KATEBIAN v. MISSAGHI

United States District Court, Eastern District of Michigan (2019)

Facts

Issue

Holding — Cox, J.

Rule

Reasoning

Deep Dive: How the Court Reached Its Decision

Court's Reasoning on Conversion Claims

The U.S. District Court for the Eastern District of Michigan reasoned that the defendants' motion to dismiss the conversion claims should be denied because Michigan law permits claims for conversion of intangible ownership interests, provided that the plaintiff asserts wrongful dominion over those interests. The court acknowledged that Katebian alleged that the defendants exercised wrongful control over his ownership rights in Liberty & York, which constituted a distinct act of dominion inconsistent with his rights. By presenting his claims in this manner, Katebian effectively established a plausible foundation for his conversion claims, appealing to the court’s understanding that ownership interests, even if intangible, can be actionable under conversion law. The court further noted that the defendants had presented documents that they claimed demonstrated Katebian's consent to the transfer of ownership; however, Katebian disputed the authenticity of these documents by denying having signed them. This denial created a genuine issue of material fact that could not be resolved at the motion to dismiss stage, thus allowing Katebian's conversion claims to proceed.

Court's Reasoning on Tortious Interference

The court dismissed Katebian's tortious interference claim due to insufficient allegations connecting him to the contracts at issue. Defendants argued that Katebian lacked standing to assert a claim because he was not a party to the contracts with Greenlake and Extensia, as his involvement was limited to providing a personal guarantee and signing on behalf of the corporation. The court highlighted that, under Michigan law, a plaintiff must have more than just an indirect relationship with the contract to allege tortious interference. Katebian's claim rested on the assertion that the defendants had interfered with the contractual relationships by converting his ownership interests, but the court found that he did not demonstrate a sufficient personal stake in the contracts. Since his claims revolved around his own ownership rights rather than direct contractual obligations, the court concluded that the tortious interference claim was not adequately pled and thus warranted dismissal.

Court's Reasoning on Civil Conspiracy

The court allowed Katebian's civil conspiracy claim to proceed, reasoning that it was rooted in the valid conversion claims that had survived the motion to dismiss. The court emphasized that a civil conspiracy is not an independently actionable tort; rather, it requires an underlying tortious act to be actionable. Since the court had already determined that Katebian's conversion claims presented plausible allegations of wrongful conduct by the defendants, the civil conspiracy claim necessarily followed. The defendants attempted to argue that the individual defendants could not conspire with one another due to the intracorporate conspiracy doctrine, which generally protects corporate employees from liability for actions taken in the course of their employment. However, the court clarified that Katebian was alleging that the individual defendants conspired among themselves, making them the conspirators rather than simply acting on behalf of the corporate entity. Thus, the court found that the civil conspiracy claim could proceed alongside the conversion claims.
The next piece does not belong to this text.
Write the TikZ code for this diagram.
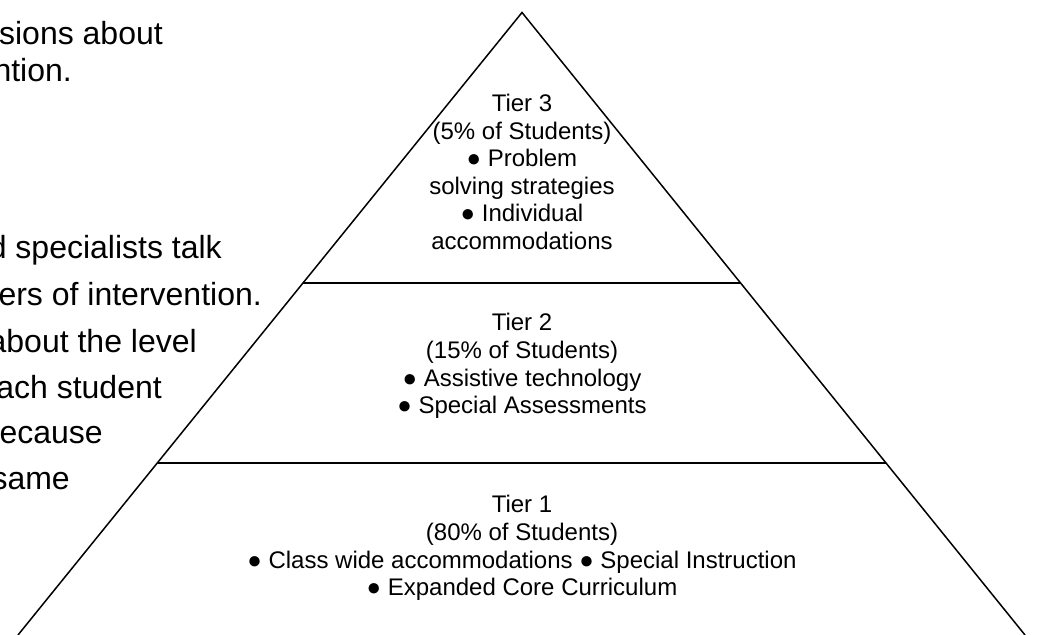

Court's Conclusion on Ownership Determinations

In its analysis, the court also highlighted the importance of including all parties potentially affected by ownership determinations in the lawsuit. Katebian argued that the involvement of the corporate defendants and the individual defendants was necessary to resolve the ownership dispute effectively, as their interests could be impacted by any ruling regarding the ownership of Liberty & York. The court recognized that resolving the issue of ownership without the participation of all relevant parties could impair their ability to defend their interests adequately. Consequently, the court allowed the claims against the corporate defendants and individual defendants to continue, underscoring the interconnectedness of the claims and the necessity for a comprehensive adjudication of the ownership dispute. This reasoning reflected the court's commitment to ensuring that all parties with potentially adverse interests were present in the litigation to achieve a fair resolution.